Regreso a la cocina y prendo la tetera para calentar agua. Me preparo un té de limón, o de jengibre, o de canela o de lo que tenga ganas ese día, y vuelvo al mismo sillón de la sala a escribir en mi diario. Escribo lo que se me viene a la cabeza, sin un tema en particular, sin censura, sin ediciones, sin pausas. Escribo, escribo y escribo hasta llenar un par de páginas con los pensamientos de los que mi mente decidió vaciarse en esta mañana. A veces tiene coherencia, a veces carece de todo sentido, pero el ejercicio me sirve para descubrir ideas nuevas y, sobre todo, revelarme asuntos pendientes a los que me vendría bien prestar atención. Escribir a mano me conecta con mi ser más profundo y eso siempre se agradece. 
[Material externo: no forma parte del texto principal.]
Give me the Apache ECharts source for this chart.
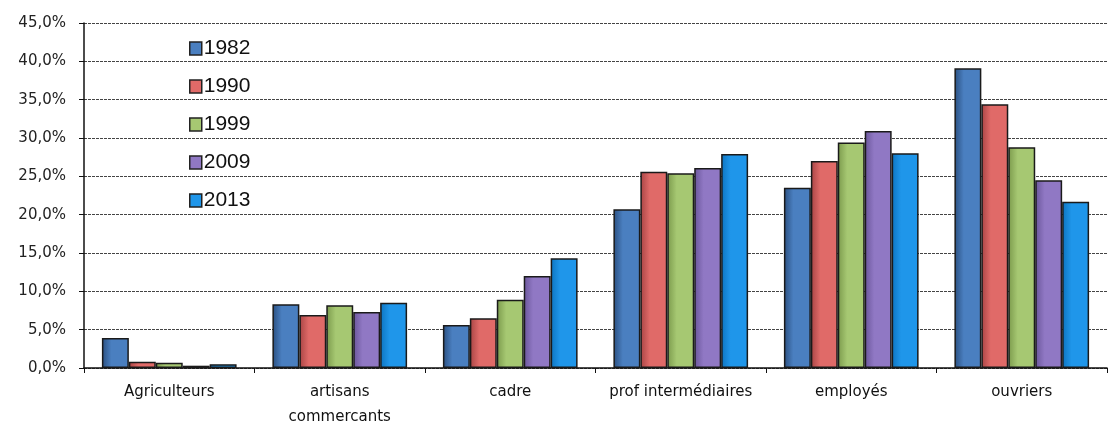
<!DOCTYPE html>
<html><head><meta charset="utf-8">
<script src="https://cdn.jsdelivr.net/npm/echarts@6/dist/echarts.min.js"></script>
<style>html,body{margin:0;padding:0;background:#fff}#c{width:1110px;height:424px}</style>
</head><body><div id="c"></div>
<script>
const categories = ['Agriculteurs', 'artisans\ncommercants', 'cadre', 'prof intermédiaires', 'employés', 'ouvriers'];
const years = ['1982', '1990', '1999', '2009', '2013'];
const v1982 = [3.9, 8.3, 5.6, 20.7, 23.5, 39.1];
const v1990 = [0.8, 6.9, 6.5, 25.6, 27.0, 34.4];
const v1999 = [0.7, 8.2, 8.9, 25.4, 29.4, 28.8];
const v2009 = [0.3, 7.3, 12.0, 26.1, 30.9, 24.5];
const v2013 = [0.5, 8.5, 14.3, 27.9, 28.0, 21.7];
const seriesValues = [v1982, v1990, v1999, v2009, v2013];
const colors = [['#2a4f80', '#4a7fc0'], ['#a84444', '#e06a68'], ['#7b9a4c', '#a6c872'], ['#6a569a', '#9078c4'], ['#0d74c0', '#1f96ea']];

const chart = echarts.init(document.getElementById('c'));
chart.setOption({
  animation: false,
  grid: { left: 84, right: 3, top: 23, bottom: 56, containLabel: false, outerBoundsMode: 'none' },
  legend: {
    orient: 'vertical', left: 184, top: 33, itemWidth: 12, itemHeight: 13, itemGap: 17, icon: 'rect',
    textStyle: { fontFamily: 'Liberation Sans', fontSize: 21, color: '#111', padding: [0, 0, 0, -3] },
    data: years.map((y, i) => ({ name: y, itemStyle: { color: colors[i][1], borderColor: '#222', borderWidth: 1.5 } }))
  },
  xAxis: {
    type: 'category', data: categories,
    axisLine: { lineStyle: { color: '#111', width: 1.5 } },
    axisTick: { show: true, interval: 0, length: 5, lineStyle: { color: '#111' } },
    axisLabel: { interval: 0, fontFamily: 'DejaVu Sans', fontSize: 15, color: '#111', margin: 12, lineHeight: 25 }
  },
  yAxis: {
    type: 'value', min: 0, max: 45, interval: 5,
    axisLine: { show: true, lineStyle: { color: '#111', width: 1.5 } },
    axisTick: { show: true, length: 5, lineStyle: { color: '#111' } },
    axisLabel: { fontFamily: 'DejaVu Sans', fontSize: 15, color: '#222', margin: 18,
      formatter: v => v.toFixed(1).replace('.', ',') + '%' },
    splitLine: { show: true, lineStyle: { color: '#444', type: [3, 1], width: 1.2 } }
  },
  series: seriesValues.map((vals, i) => ({
    name: years[i], type: 'bar', data: vals,
    barGap: '0%', barCategoryGap: '21%',
    itemStyle: {
      color: new echarts.graphic.LinearGradient(0, 0, 1, 0, [
        { offset: 0, color: colors[i][0] }, { offset: 0.35, color: colors[i][1] }, { offset: 1, color: colors[i][1] }
      ]),
      borderColor: '#1a1a1a', borderWidth: 1.5
    }
  }))
});
</script></body></html>
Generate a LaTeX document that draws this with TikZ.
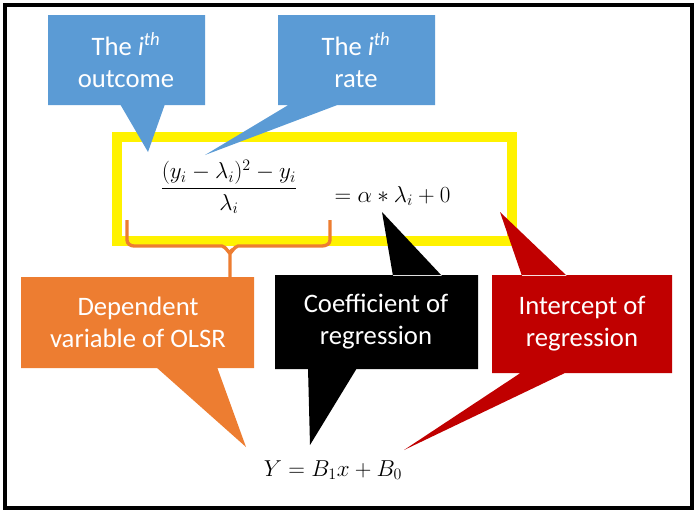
\documentclass[tikz,border=0pt]{standalone}
\usepackage{fontspec}
\newfontfamily\calib{Carlito}
\begin{document}
\begin{tikzpicture}[x=0.75pt,y=-0.75pt,
  lab/.style={font=\calib\fontsize{20}{24}\selectfont,text=white,align=center},
  fm/.style={font=\fontsize{17}{20}\selectfont}]
\useasboundingbox (0,0) rectangle (697,514);
\definecolor{cblue}{RGB}{91,155,213}
\definecolor{corange}{RGB}{237,125,49}
\definecolor{cred}{RGB}{192,0,0}
\draw[line width=3pt] (5,5) rectangle (692,508);
\draw[yellow,line width=7pt,fill=white] (117,137) rectangle (512,241);
% blue callouts
\fill[cblue] (48,15) rectangle (205,105) (120,104) -- (148,152) -- (165,104) -- cycle;
\node[lab] (o) at (126,60) {The \textit{i\textsuperscript{th}}\\outcome};
\fill[cblue] (278,15) rectangle (435,105) (290,104) -- (205,155) -- (340,104) -- cycle;
\node[lab] (r) at (356,60) {The \textit{i\textsuperscript{th}}\\rate};
% formula
\node[fm] (f) at (229,187) {$\displaystyle\frac{(y_i-\lambda_i)^2-y_i}{\lambda_i}$};
\node[fm,anchor=west] (g) at (330,196) {$=\alpha*\lambda_i+0$};
% brace
\draw[corange,line width=2.5pt] (127,220) -- (127,240) to[out=-90,in=180] (134,246) -- (222,246) to[out=0,in=-90] (230,252) -- (230,278)
  (230,252) to[out=-90,in=180] (238,246) -- (322,246) to[out=0,in=-90] (330,240) -- (330,220);
% orange
\fill[corange] (21,277) rectangle (254,368) (156,367) -- (246,447) -- (217,367) -- cycle;
\node[lab] (d) at (138,322) {Dependent\\variable of OLSR};
% black
\fill[black] (275,275) rectangle (478,369) (393,276) -- (382,212) -- (442,276) -- cycle
  (308,368) -- (310,445) -- (357,368) -- cycle;
\node[lab] (c) at (376,322) {Coefficient of\\regression};
% red
\fill[cred] (492,275) rectangle (672,373) (522,276) -- (500,212) -- (567,276) -- cycle
  (522,372) -- (404,450) -- (567,372) -- cycle;
\node[lab] (ic) at (582,324) {Intercept of\\regression};
\node[fm] (y) at (333,470) {$Y=B_1x+B_0$};
\end{tikzpicture}
\end{document}
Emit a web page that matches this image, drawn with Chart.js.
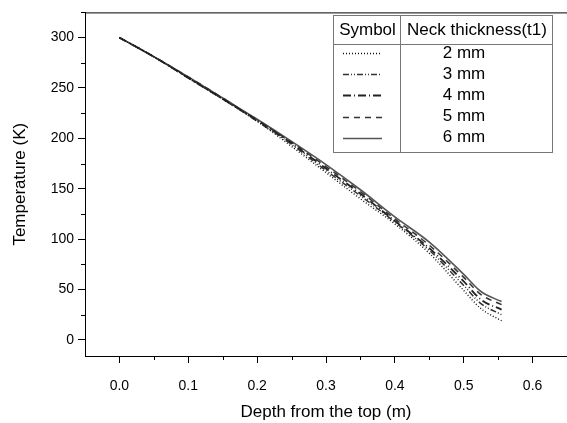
<!DOCTYPE html>
<html>
<head>
<meta charset="utf-8">
<script src="https://cdn.jsdelivr.net/npm/chart.js@4/dist/chart.umd.min.js"></script>
<style>
  html, body { margin: 0; padding: 0; background: #fff; }
  #wrap { width: 567px; height: 423px; }
</style>
</head>
<body>
<div id="wrap"><canvas id="grafico-temperatura"></canvas></div>
<script>
// Dados: profundidade (m) e temperatura (K) para cada espessura do pescoço
const profundidade = [0, 0.05, 0.1, 0.15, 0.2, 0.25, 0.3, 0.35, 0.4, 0.45, 0.5, 0.525, 0.555];
const temp_2mm = [300, 281, 260, 239, 217, 192, 166, 140, 115, 86, 49, 31, 19];
const temp_3mm = [300, 281, 260, 239, 217, 194, 168, 143, 117, 89, 54, 36, 25];
const temp_4mm = [300, 281, 260, 239, 218, 195, 170, 145, 118, 91, 58, 40, 30];
const temp_5mm = [300, 281, 261, 240, 218, 196, 172, 147, 120, 94, 62, 45, 35];
const temp_6mm = [300, 281, 261, 240, 219, 197, 174, 149, 122, 97, 65, 48, 38];

const legendas = ['2 mm', '3 mm', '4 mm', '5 mm', '6 mm'];
const x_ticks = [0, 0.1, 0.2, 0.3, 0.4, 0.5, 0.6];
const x_minor = [0.05, 0.15, 0.25, 0.35, 0.45, 0.55, 0.65];
const y_ticks = [0, 50, 100, 150, 200, 250, 300];
const y_minor = [25, 75, 125, 175, 225, 275, 325];

// estilos das linhas
const estilos = [
    { cor: '#111', dash: [1, 2], largura: 1.4 },
    { cor: '#333', dash: [6, 2, 1, 2, 1, 2], largura: 1.5 },
    { cor: '#222', dash: [8, 3, 1, 3], largura: 1.8 },
    { cor: '#333', dash: [6, 5], largura: 1.5 },
    { cor: '#555', dash: [], largura: 1.6 }
];

const series = [temp_2mm, temp_3mm, temp_4mm, temp_5mm, temp_6mm];

const datasets = series.map(function(valores, i) {
    return {
        label: legendas[i],
        data: profundidade.map(function(x, j) { return { x: x, y: valores[j] }; }),
        borderColor: estilos[i].cor,
        borderDash: estilos[i].dash,
        borderWidth: estilos[i].largura,
        pointRadius: 0,
        fill: false,
        cubicInterpolationMode: 'monotone'
    };
});

const fonte = "Arial, 'Liberation Sans', sans-serif";

// Ticks menores, moldura superior e tabela de legenda
const plugin_extra = {
    id: 'extra',
    afterDraw: function(chart) {
        const ctx = chart.ctx;
        const area = chart.chartArea;
        const xs = chart.scales.x;
        const ys = chart.scales.y;
        ctx.save();
        ctx.strokeStyle = '#000';
        ctx.lineWidth = 1;
        ctx.setLineDash([]);
        // moldura superior
        ctx.beginPath();
        ctx.moveTo(area.left, area.top + 0.5);
        ctx.lineTo(area.right, area.top + 0.5);
        ctx.stroke();
        // ticks menores
        ctx.beginPath();
        x_minor.forEach(function(v) {
            const px = Math.round(xs.getPixelForValue(v)) + 0.5;
            if (px > area.right) return;
            ctx.moveTo(px, area.bottom);
            ctx.lineTo(px, area.bottom + 4);
        });
        y_minor.forEach(function(v) {
            const py = Math.round(ys.getPixelForValue(v)) + 0.5;
            if (py < area.top) return;
            ctx.moveTo(area.left, py);
            ctx.lineTo(area.left - 4, py);
        });
        ctx.stroke();

        // tabela de legenda
        const L = 333, R = 552, T = 15, B = 152, D = 400, H = 44;
        ctx.fillStyle = '#fff';
        ctx.fillRect(L, T, R - L, B - T);
        ctx.strokeStyle = '#777';
        ctx.strokeRect(L + 0.5, T + 0.5, R - L, B - T);
        ctx.beginPath();
        ctx.moveTo(L, H + 0.5); ctx.lineTo(R, H + 0.5);
        ctx.moveTo(D + 0.5, T); ctx.lineTo(D + 0.5, B);
        ctx.stroke();

        ctx.fillStyle = '#000';
        ctx.font = '17px ' + fonte;
        ctx.textBaseline = 'middle';
        ctx.textAlign = 'center';
        ctx.fillText('Symbol', (L + D) / 2 + 1, 30);
        ctx.fillText('Neck thickness(t1)', (D + R) / 2 + 1, 30);

        chart.data.datasets.forEach(function(ds, i) {
            const yy = 53 + i * 21.2;
            ctx.save();
            ctx.strokeStyle = ds.borderColor;
            ctx.lineWidth = ds.borderWidth;
            ctx.setLineDash(ds.borderDash);
            ctx.beginPath();
            ctx.moveTo(343, Math.round(yy) + 0.5);
            ctx.lineTo(382, Math.round(yy) + 0.5);
            ctx.stroke();
            ctx.restore();
            ctx.fillText(ds.label, 464, yy);
        });
        ctx.restore();
    }
};

const ctx_temp = document.getElementById('grafico-temperatura').getContext('2d');

const grafico_temp = new Chart(ctx_temp, {
    type: 'line',
    data: { datasets: datasets },
    options: {
        responsive: true,
        maintainAspectRatio: false,
        animation: false,
        layout: { padding: { top: 7, right: 0, left: 0, bottom: 0 } },
        plugins: {
            legend: { display: false },
            tooltip: { enabled: false }
        },
        scales: {
            x: {
                type: 'linear',
                min: -0.05,
                max: 0.65,
                afterFit: function(scale) { scale.height = 67; },
                afterBuildTicks: function(scale) {
                    scale.ticks = x_ticks.map(function(v) { return { value: v }; });
                },
                ticks: {
                    color: '#000',
                    font: { size: 14, family: fonte },
                    padding: 15,
                    maxRotation: 0,
                    callback: function(v) { return Number(v).toFixed(1); }
                },
                grid: {
                    drawOnChartArea: false,
                    drawTicks: true,
                    tickLength: 7,
                    tickColor: '#000'
                },
                border: { display: true, color: '#000', width: 1 },
                title: {
                    display: true,
                    text: 'Depth from the top (m)',
                    color: '#000',
                    font: { size: 17, family: fonte },
                    padding: { top: 0, bottom: 0 }
                }
            },
            y: {
                type: 'linear',
                min: -16,
                max: 325,
                afterFit: function(scale) { scale.width = 85; },
                afterBuildTicks: function(scale) {
                    scale.ticks = y_ticks.map(function(v) { return { value: v }; });
                },
                ticks: {
                    color: '#000',
                    font: { size: 14, family: fonte },
                    padding: 4
                },
                grid: {
                    drawOnChartArea: false,
                    drawTicks: true,
                    tickLength: 7,
                    tickColor: '#000'
                },
                border: { display: true, color: '#000', width: 1 },
                title: {
                    display: true,
                    text: 'Temperature (K)',
                    color: '#000',
                    font: { size: 17, family: fonte },
                    padding: { top: 10, bottom: 0 }
                }
            }
        }
    },
    plugins: [plugin_extra]
});
</script>
</body>
</html>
Guardo mi cuaderno y voy a mi estudio a revisar mi agenda para visualizar la jornada. Anoto lo que se me pasó la noche anterior, si es el caso, y una vez metida en el track laboral abro mi laptop y empiezo a escribir. El silencio y la calma únicos en ese momento del día me parecen el mejor escenario para crear. Pongo en Spotify un playlist con música tranquila y muy bajita, a veces prendo una vela que huela a vainilla o lavanda y me entrego a la hoja en blanco. Avanzo en el libro que estoy escribiendo o narro alguna historia para el blog. En el mejor de los casos las palabras fluyen sin ninguna resistencia, pero hay otros días en los que hay más tropiezos que aciertos en las teclas. De cualquier forma, mi compromiso es estar aquí y me gusta honrarlo, me sienta inspirada o no, porque si tengo una rutina al despertar es precisamente para caminar hasta a este instante en el que, para mí, todo en mi vida cobra un mayor sentido.